If the first spouse to die doesn’t use their full $15 million exemption, the surviving spouse can claim the unused portion through a “portability” election. This requires the executor to file a federal estate tax return (Form 706) even if the estate owes no tax. The return is due nine months after death, with an automatic six-month extension available. Missing this deadline can forfeit the unused exemption, though estates below the filing threshold may still qualify for a late election filed within five years of the death.4IRS. Frequently Asked Questions on Estate Taxes
For most couples, the marital deduction eliminates any immediate estate tax concern. But leaving everything to your spouse simply defers the tax question to the second death, when the surviving spouse’s estate could be larger than one exemption covers. Couples with combined assets approaching the exemption threshold should consider whether a more nuanced plan, such as a credit shelter trust, might reduce the total tax bill across both estates.
A will that doesn’t meet your state’s formal requirements can be thrown out entirely, regardless of how clearly it states your wishes. While rules vary by jurisdiction, the core requirements are consistent across most of the country.
About half the states recognize holographic wills, which are handwritten and signed by the testator but require no witnesses. These can work in a pinch, but a properly witnessed will is far less likely to be challenged.
Nearly every state except Ohio and the District of Columbia allows you to attach a self-proving affidavit to your will. This is a notarized statement, signed by you and your witnesses, confirming that the will was properly executed. The practical benefit is significant: during probate, the court can accept the will without tracking down your witnesses to testify in person. If a witness has moved, become incapacitated, or died, the affidavit keeps probate moving. Adding one costs little and saves potentially significant hassle down the line.
A simple will works well for many couples, but it isn’t the only option. If avoiding probate is a priority, a revocable living trust accomplishes a similar goal. You transfer assets into the trust during your lifetime, name your spouse as the beneficiary, and the trust distributes those assets at your death without court involvement. Trusts cost more to set up than a simple will but can save time and money later by skipping the probate process entirely.

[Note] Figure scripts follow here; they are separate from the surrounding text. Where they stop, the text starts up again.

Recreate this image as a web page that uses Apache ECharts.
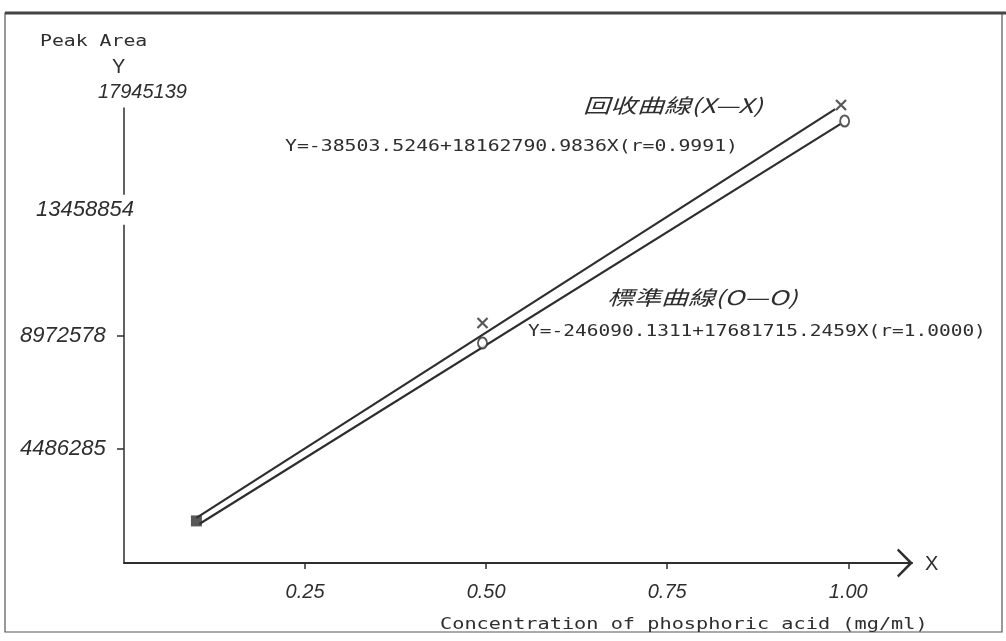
<!DOCTYPE html>
<html>
<head>
<meta charset="utf-8">
<script src="https://cdn.jsdelivr.net/npm/echarts@6/dist/echarts.min.js"></script>
<style>html,body{margin:0;padding:0;background:#fff;}#c{width:1006px;height:641px;}</style>
</head>
<body>
<div id="c"></div>
<script>
// ---- data ----
const xTicks = [0.25, 0.5, 0.75, 1.0];
const xTickLabels = ['0.25', '0.50', '0.75', '1.00'];
const yTicks = [4486285, 8972578, 13458854, 17945139];
const yTickLabels = ['4486285', '8972578', '13458854', '17945139'];
const sharedStart = [[0.1, 1660000]];
const recoveryPoints = [[0.495, 9466000], [0.99, 18064000]];
const standardPoints = [[0.495, 8677000], [0.995, 17432000]];
const recoveryLine = [[0.1, 1777776], [0.982, 17900000]];
const standardLine = [[0.104, 1540000], [0.989, 17310000]];
const recoveryName = '回收曲線(X—X)';
const standardName = '標準曲線(O—O)';
const recoveryEq = 'Y=-38503.5246+18162790.9836X(r=0.9991)';
const standardEq = 'Y=-246090.1311+17681715.2459X(r=1.0000)';
const xName = 'Concentration of phosphoric acid (mg/ml)';
const yName = 'Peak Area';

const ink = '#2e2e2e';
function hand(size) { return {fontFamily: 'Liberation Sans', fontStyle: 'italic', fontSize: size, color: ink}; }
const mono = 'DejaVu Sans Mono';

const chart = echarts.init(document.getElementById('c'), null, {renderer: 'canvas'});

const yRich = {
  y0: Object.assign({padding: [0, 0, 0, 6]}, hand(22)),
  y1: Object.assign({padding: [0, 0, 0, 6]}, hand(22)),
  y2: Object.assign({padding: [4, 0, 4, 22], backgroundColor: '#fff'}, hand(22)),
  y3: Object.assign({padding: [0, 0, 0, 84]}, hand(20)),
  sp24: {lineHeight: 24, fontSize: 10},
  sp32: {lineHeight: 32, fontSize: 10}
};

function yFmt(v) {
  const i = yTicks.indexOf(v);
  if (i < 0) return '';
  const t = yTickLabels[i];
  if (i === 2) return '{y2|' + t + '}\n{sp24| }';
  if (i === 3) return '{y3|' + t + '}\n{sp32| }';
  return '{y' + i + '|' + t + '}';
}

function monoText(txt, x, y, scale, size) {
  return {
    type: 'text', x: x, y: y, scaleX: scale, scaleY: 1,
    style: {text: txt, font: (size || 15) + 'px "' + mono + '"', fill: ink, textAlign: 'left', textVerticalAlign: 'middle'}
  };
}
function handText(txt, x, y, scale, size, family, italic) {
  return {
    type: 'text', x: x, y: y, scaleX: scale, scaleY: 1,
    style: {text: txt, font: (italic === false ? '' : 'italic ') + (size || 18) + 'px "' + (family || 'Liberation Sans') + '"', fill: ink, textAlign: 'left', textVerticalAlign: 'middle'}
  };
}

const option = {
  backgroundColor: '#fff',
  animation: false,
  grid: {left: 124, right: 94, top: 108, bottom: 78, containLabel: false},
  xAxis: {
    type: 'value', min: 0, max: 1.088, interval: 0.25,
    splitLine: {show: false},
    axisLine: {
      show: true, onZero: false,
      lineStyle: {color: ink, width: 2},
      symbol: ['none', 'path://M0,10 L10,0 L20,10 L18.6,11 L10,2.6 L1.4,11 Z'],
      symbolSize: [30, 16],
      symbolOffset: [0, -7]
    },
    axisTick: {show: true, length: 6, lineStyle: {color: ink, width: 1.5}, customValues: xTicks},
    axisLabel: Object.assign({
      customValues: xTicks, margin: 19,
      formatter: function (v) { const i = xTicks.indexOf(v); return i < 0 ? '' : xTickLabels[i]; }
    }, hand(20))
  },
  yAxis: {
    type: 'value', min: 0, max: 17945139,
    splitLine: {show: false},
    axisLine: {show: true, onZero: false, lineStyle: {color: ink, width: 1.5}},
    axisTick: {show: true, length: 7, lineStyle: {color: ink, width: 1.5}, customValues: [yTicks[0], yTicks[1]]},
    axisLabel: {customValues: yTicks, margin: 110, align: 'left', formatter: yFmt, rich: yRich}
  },
  series: [
    {name: recoveryName + ' line', type: 'line', data: recoveryLine, symbol: 'none', clip: false,
      lineStyle: {color: ink, width: 2.2}},
    {name: standardName + ' line', type: 'line', data: standardLine, symbol: 'none', clip: false,
      lineStyle: {color: ink, width: 2.2}},
    {name: recoveryName, type: 'scatter', data: recoveryPoints, clip: false,
      symbol: 'path://M0,0 L10,10 M10,0 L0,10', symbolSize: 10, z: 5,
      itemStyle: {color: 'rgba(0,0,0,0)', borderColor: ink, borderWidth: 2.2}},
    {name: standardName, type: 'scatter', data: standardPoints, clip: false,
      symbol: 'circle', symbolSize: [9, 11], z: 5,
      itemStyle: {color: '#fff', borderColor: ink, borderWidth: 2}},
    {name: 'start', type: 'scatter', data: sharedStart, clip: false,
      symbol: 'rect', symbolSize: 11, z: 5, itemStyle: {color: ink}}
  ],
  graphic: [
    {type: 'rect', shape: {x: 5, y: 13, width: 997, height: 619}, style: {fill: 'none', stroke: '#555', lineWidth: 1.2}, silent: true},
    {type: 'line', shape: {x1: 5, y1: 13, x2: 1006, y2: 13}, style: {stroke: '#444', lineWidth: 3}, silent: true},
    monoText(yName, 40, 42, 1.32, 15),
    handText('Y', 112, 67, 1, 20, 'Liberation Sans', false),
    handText('X', 925, 564, 1, 20, 'Liberation Sans', false),
    monoText(recoveryEq, 285, 147, 1.32, 15),
    monoText(standardEq, 528, 332, 1.3, 15),
    monoText(xName, 440, 625, 1.35, 15),
    handText(recoveryName, 583, 105, 1.35, 20, 'Noto Sans CJK TC'),
    handText(standardName, 607, 297, 1.35, 20, 'Noto Sans CJK TC')
  ]
};
chart.setOption(option);
</script>
</body>
</html>
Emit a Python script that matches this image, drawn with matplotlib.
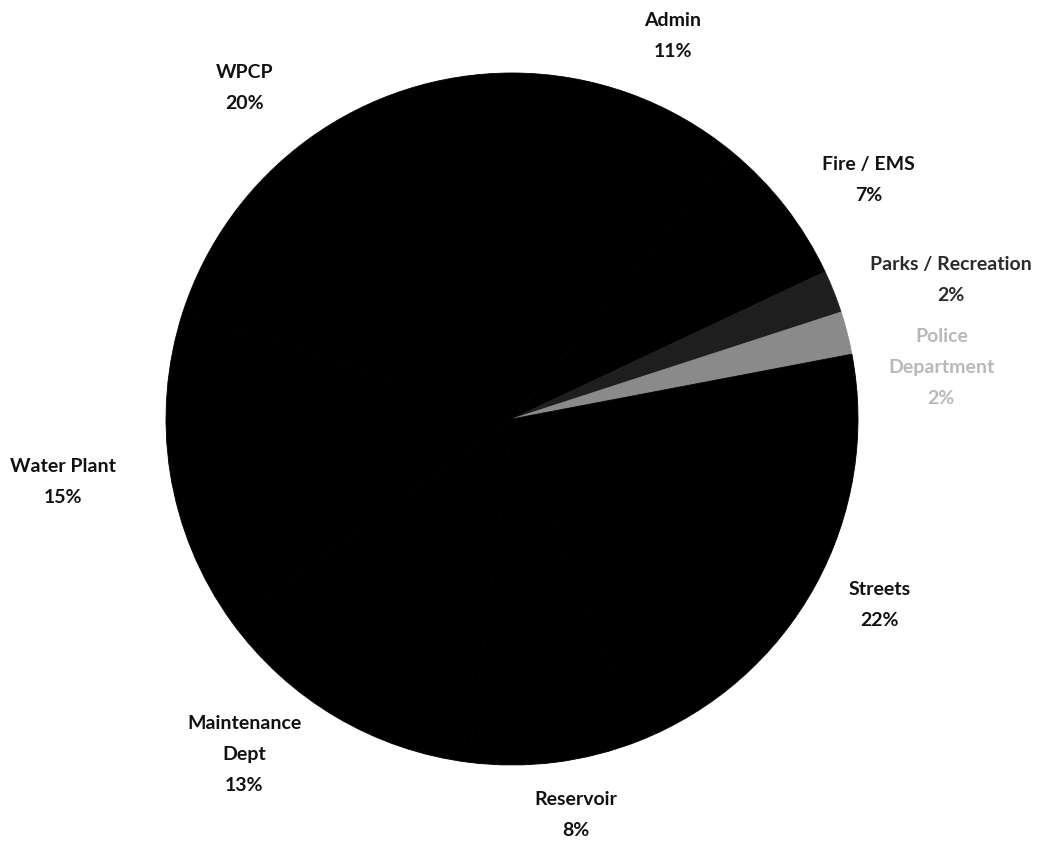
import numpy as np
import matplotlib
matplotlib.use("Agg")
import matplotlib.pyplot as plt

# ---- data ----
departments = ["Admin", "Fire / EMS", "Parks / Recreation", "Police\nDepartment",
               "Streets", "Reservoir", "Maintenance\nDept", "Water Plant", "WPCP"]
shares = [11, 7, 2, 2, 22, 8, 13, 15, 20]

# ---- styling / layout ----
slice_colors = ["#000000", "#000000", "#1e1e1e", "#8a8a8a",
                "#000000", "#000000", "#000000", "#000000", "#000000"]
label_colors = ["#111111", "#111111", "#2a2a2a", "#b8b8b8",
                "#111111", "#111111", "#111111", "#111111", "#111111"]
label_dist = [1.20, 1.24, 1.33, 1.25, 1.19, 1.16, 1.24, 1.31, 1.23]
label_dang = [-3, -4, -4, -7.5, 2, 2.0, -8, -1, 3]

plt.rcParams['font.family'] = ['Lato', 'DejaVu Sans']

W, H = 1056, 842
fig = plt.figure(figsize=(W / 100, H / 100), dpi=100)
ax = fig.add_axes([0, 0, 1, 1])
cx, cy, R = 512, 419, 346

wedges, _ = ax.pie(shares, colors=slice_colors, startangle=90, counterclock=False,
                   radius=1.0, wedgeprops=dict(linewidth=0.6))
for w, c in zip(wedges, slice_colors):
    w.set_edgecolor(c)

for w, lab, val, col, d, da in zip(wedges, departments, shares, label_colors,
                                    label_dist, label_dang):
    mid = np.deg2rad((w.theta1 + w.theta2) / 2 + da)
    x, y = d * np.cos(mid), d * np.sin(mid)
    ax.text(x, y, f"{lab}\n{val}%", ha="center", va="center", fontsize=14,
            fontweight="bold", color=col, linespacing=2.0)

ax.set_xlim(-cx / R, (W - cx) / R)
ax.set_ylim(-(H - cy) / R, cy / R)
ax.set_aspect("equal")
ax.axis("off")
fig.savefig("out.png", dpi=100, facecolor="white")
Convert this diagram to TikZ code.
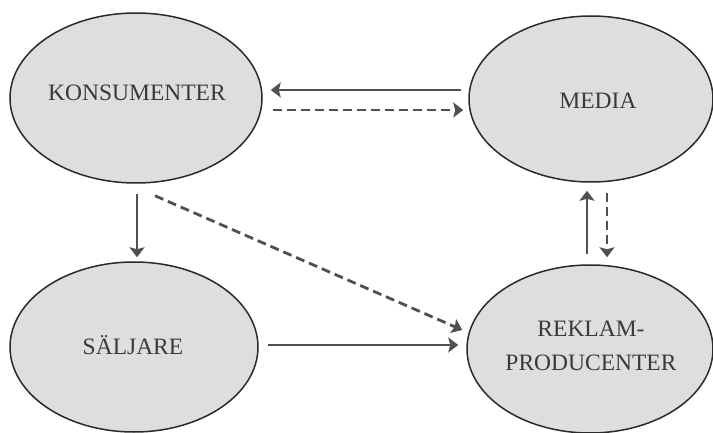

Some couples use both. A “pour-over” will acts as a safety net for a revocable living trust. Any assets you didn’t transfer into the trust during your lifetime get “poured” into it at death through the will. The pour-over will still goes through probate, but it ensures nothing slips through the cracks.
For most people with straightforward finances and a clear wish to leave everything to a spouse, a simple will combined with correctly updated beneficiary designations is the most practical approach. The will handles probate assets, the beneficiary forms handle the rest, and together they cover the full picture.
A will is only as good as its last revision. Life events that should trigger a review include remarriage, divorce, the birth of a child, a significant change in assets, or moving to a new state. Most states automatically revoke provisions benefiting an ex-spouse upon divorce, but relying on that default is risky since not every state handles it the same way and beneficiary designations on retirement accounts and insurance policies are not affected by divorce statutes at all.
If you drafted a will before getting married, check whether your state treats a subsequent marriage as partially revoking the old will. Some states give the new spouse an intestacy-level share of the estate on the theory that the testator would have included them. Drafting a new will after marriage eliminates this uncertainty and ensures your spouse inherits exactly what you intend.